**What this task involves:** What number of lines contain the word "Python"? Reply with the number and nothing else.

**Collected data:**
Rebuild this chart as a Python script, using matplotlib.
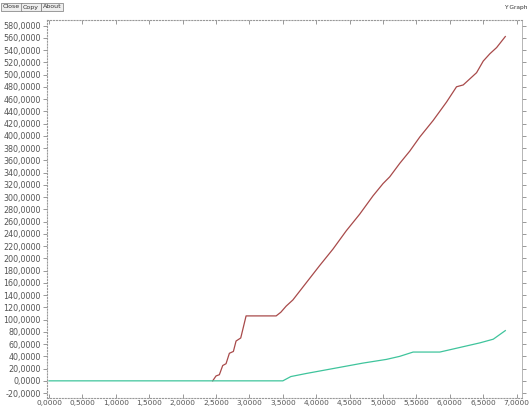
import matplotlib
matplotlib.use("Agg")
import matplotlib.pyplot as plt
import numpy as np

# series
red_x = [2.45, 2.50, 2.55, 2.60, 2.65, 2.70, 2.76, 2.80, 2.87, 2.95, 3.40, 3.47, 3.55,
         3.65, 3.85, 4.05, 4.25, 4.45, 4.65, 4.85, 5.00, 5.10, 5.25, 5.40, 5.55, 5.75,
         5.95, 6.10, 6.20, 6.40, 6.50, 6.60, 6.70, 6.83]
red_y = [0, 8, 10, 25, 28, 45, 48, 65, 70, 106, 106, 112, 122,
         132, 160, 188, 215, 245, 272, 302, 322, 333, 355, 375, 398, 425,
         455, 480, 483, 503, 522, 534, 544, 562]

green_x = [0.0, 3.50, 3.62, 3.85, 4.10, 4.35, 4.70, 5.05, 5.25, 5.45, 5.85, 6.05,
           6.25, 6.45, 6.65, 6.83]
green_y = [0, 0, 7, 12, 17, 22, 29, 35, 40, 47, 47, 52, 57, 62, 68, 82]

x_ticks = np.arange(0, 7.01, 0.5)
y_ticks = np.arange(-20, 581, 20)
x_labels = [f"{v:.4f}".replace(".", ",") for v in x_ticks]
y_labels = [f"{v:.4f}".replace(".", ",") for v in y_ticks]

fig = plt.figure(figsize=(5.3, 4.08), dpi=100)
ax = fig.add_axes([47 / 530, 10 / 408, 475 / 530, 378 / 408])

ax.plot(red_x, red_y, color="#a84a4a", lw=0.9)
ax.plot(green_x, green_y, color="#3fc49c", lw=0.9)

ax.set_xlim(-0.03, 7.08)
ax.set_ylim(-28, 589)
ax.set_xticks(x_ticks)
ax.set_xticklabels(x_labels)
ax.set_yticks(y_ticks)
ax.set_yticklabels(y_labels)
ax.tick_params(labelcolor="#555555", color="#888888", length=3, width=0.6, pad=1.5)
ax.tick_params(axis="x", direction="in", top=True, labelsize=5.3)
ax.tick_params(axis="y", direction="out", right=True, labelsize=5.8)

for side in ["left", "bottom", "top"]:
    ax.spines[side].set_linestyle(":")
    ax.spines[side].set_color("#999999")
    ax.spines[side].set_linewidth(0.8)
ax.spines["right"].set_color("#aaaaaa")
ax.spines["right"].set_linewidth(0.6)

# toolbar at the top
x0 = 3
for name in ["Close", "Copy", "About"]:
    fig.text(x0 / 530, 1 - 7 / 408, name, fontsize=4.5, color="#333333",
             va="center", ha="left",
             bbox=dict(boxstyle="square,pad=0.25", fc="#eeeeee", ec="#777777", lw=0.5))
    x0 += 20
fig.text(527 / 530, 1 - 7 / 408, "Y Graph", fontsize=4.2, color="#333333",
         va="center", ha="right")

fig.savefig("out.png", dpi=100)
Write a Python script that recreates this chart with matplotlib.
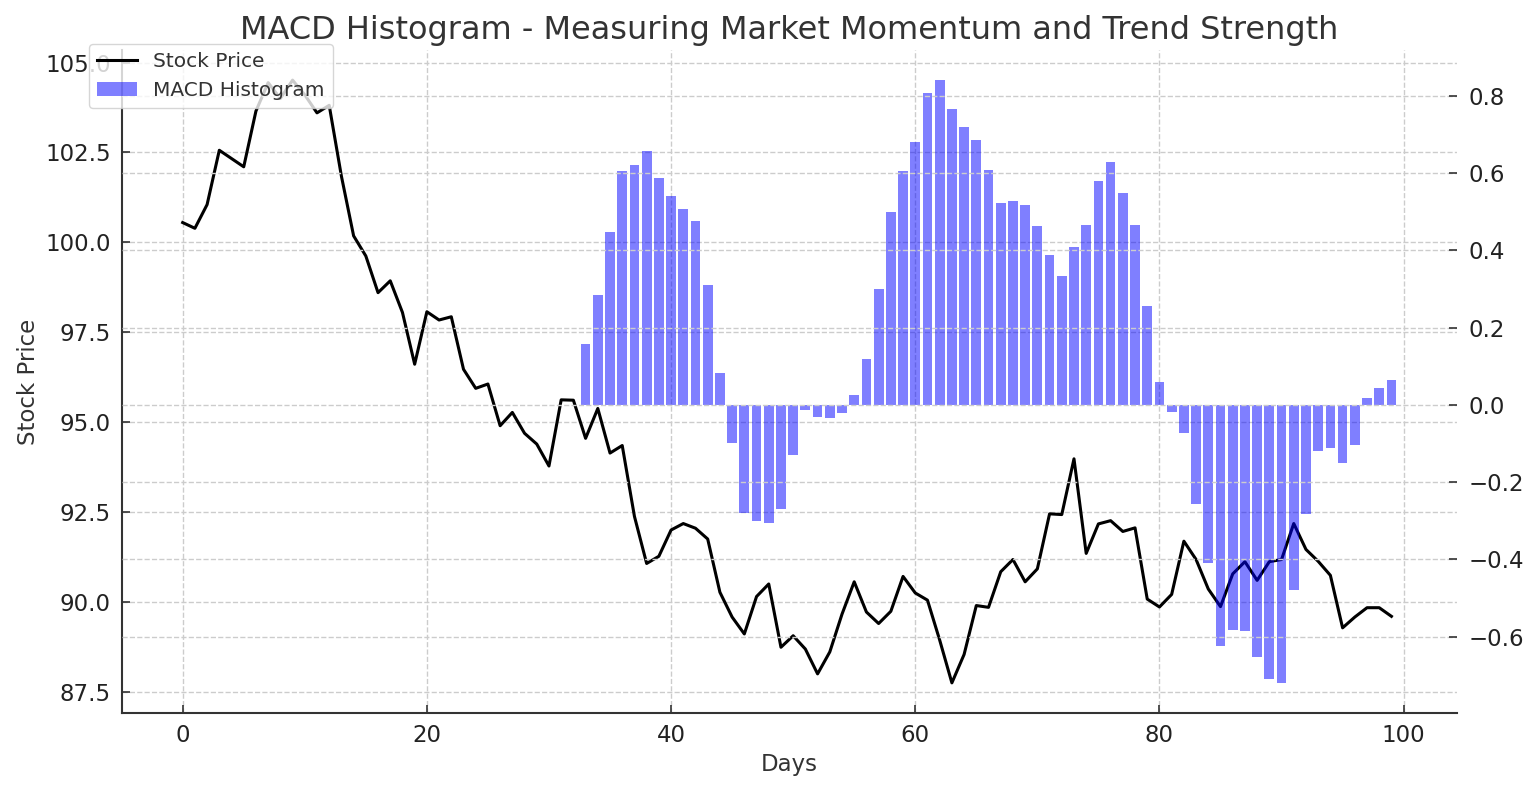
import matplotlib
matplotlib.use("Agg")
import matplotlib.pyplot as plt
import numpy as np

# stock price per day (0..99)
price = [
    100.55, 100.39, 101.05, 102.56, 102.33, 102.10, 103.65, 104.44, 104.00, 104.51,
    104.10, 103.60, 103.81, 101.84, 100.18, 99.62, 98.60, 98.93, 98.05, 96.61,
    98.07, 97.84, 97.93, 96.47, 95.94, 96.06, 94.90, 95.27, 94.69, 94.39,
    93.78, 95.62, 95.61, 94.55, 95.38, 94.14, 94.35, 92.38, 91.07, 91.27,
    92.00, 92.18, 92.05, 91.75, 90.27, 89.58, 89.11, 90.15, 90.50, 88.74,
    89.06, 88.69, 88.00, 88.61, 89.66, 90.56, 89.72, 89.40, 89.74, 90.71,
    90.25, 90.05, 88.94, 87.75, 88.54, 89.90, 89.85, 90.84, 91.18, 90.56,
    90.92, 92.45, 92.43, 93.98, 91.35, 92.17, 92.26, 91.96, 92.06, 90.08,
    89.86, 90.21, 91.69, 91.18, 90.36, 89.87, 90.78, 91.12, 90.60, 91.12,
    91.18, 92.18, 91.46, 91.13, 90.74, 89.28, 89.58, 89.84, 89.84, 89.60,
]
days = np.arange(len(price))

# MACD histogram, first value on day 33
hist_start = 33
macd_hist = [
    0.158, 0.285, 0.448, 0.605, 0.620, 0.658, 0.588, 0.540, 0.506, 0.477,
    0.311, 0.082, -0.099, -0.281, -0.300, -0.305, -0.270, -0.129, -0.013, -0.032,
    -0.034, -0.020, 0.025, 0.118, 0.299, 0.500, 0.605, 0.680, 0.808, 0.841,
    0.765, 0.720, 0.686, 0.607, 0.523, 0.527, 0.518, 0.463, 0.387, 0.335,
    0.408, 0.467, 0.580, 0.629, 0.549, 0.465, 0.255, 0.060, -0.019, -0.074,
    -0.257, -0.410, -0.624, -0.582, -0.586, -0.654, -0.710, -0.720, -0.480, -0.283,
    -0.120, -0.113, -0.151, -0.104, 0.019, 0.043, 0.064,
]
hist_days = np.arange(hist_start, hist_start + len(macd_hist))

text_col = "#333333"
plt.rcParams["font.family"] = "DejaVu Sans"

fig = plt.figure(figsize=(15.36, 7.9), dpi=100)
ax1 = fig.add_axes([122 / 1536, 1 - 713 / 790, (1457 - 122) / 1536, (713 - 50) / 790])

ax1.plot(days, price, color="black", linewidth=2.2, label="Stock Price")
ax1.set_xlabel("Days", fontsize=16.5, color=text_col)
ax1.set_ylabel("Stock Price", fontsize=16.5, color=text_col)
ax1.set_title("MACD Histogram - Measuring Market Momentum and Trend Strength",
              fontsize=23, color=text_col, pad=8)

ax2 = ax1.twinx()
ax2.bar(hist_days, macd_hist, color="blue", alpha=0.5, label="MACD Histogram")

for ax in (ax1, ax2):
    ax.grid(True, linestyle="--", color="#cccccc", linewidth=1.0)
    ax.tick_params(direction="in", length=6, width=1.2, labelsize=16.5,
                   labelcolor="#222222", color="#333333", pad=8)
    ax.spines["top"].set_visible(False)
    ax.spines["right"].set_visible(False)
    for s in ("left", "bottom"):
        ax.spines[s].set_linewidth(1.5)
        ax.spines[s].set_color("#333333")
ax2.spines["left"].set_visible(False)
ax2.spines["bottom"].set_visible(False)

h1, l1 = ax1.get_legend_handles_labels()
h2, l2 = ax2.get_legend_handles_labels()
fig.legend(h1 + h2, l1 + l2, loc="upper left",
           bbox_to_anchor=(89 / 1536, 1 - 44 / 790), borderaxespad=0,
           fontsize=14.5, labelcolor=text_col, framealpha=0.8, edgecolor="#cccccc")

fig.savefig("out.png", dpi=100)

**Finished task:** 2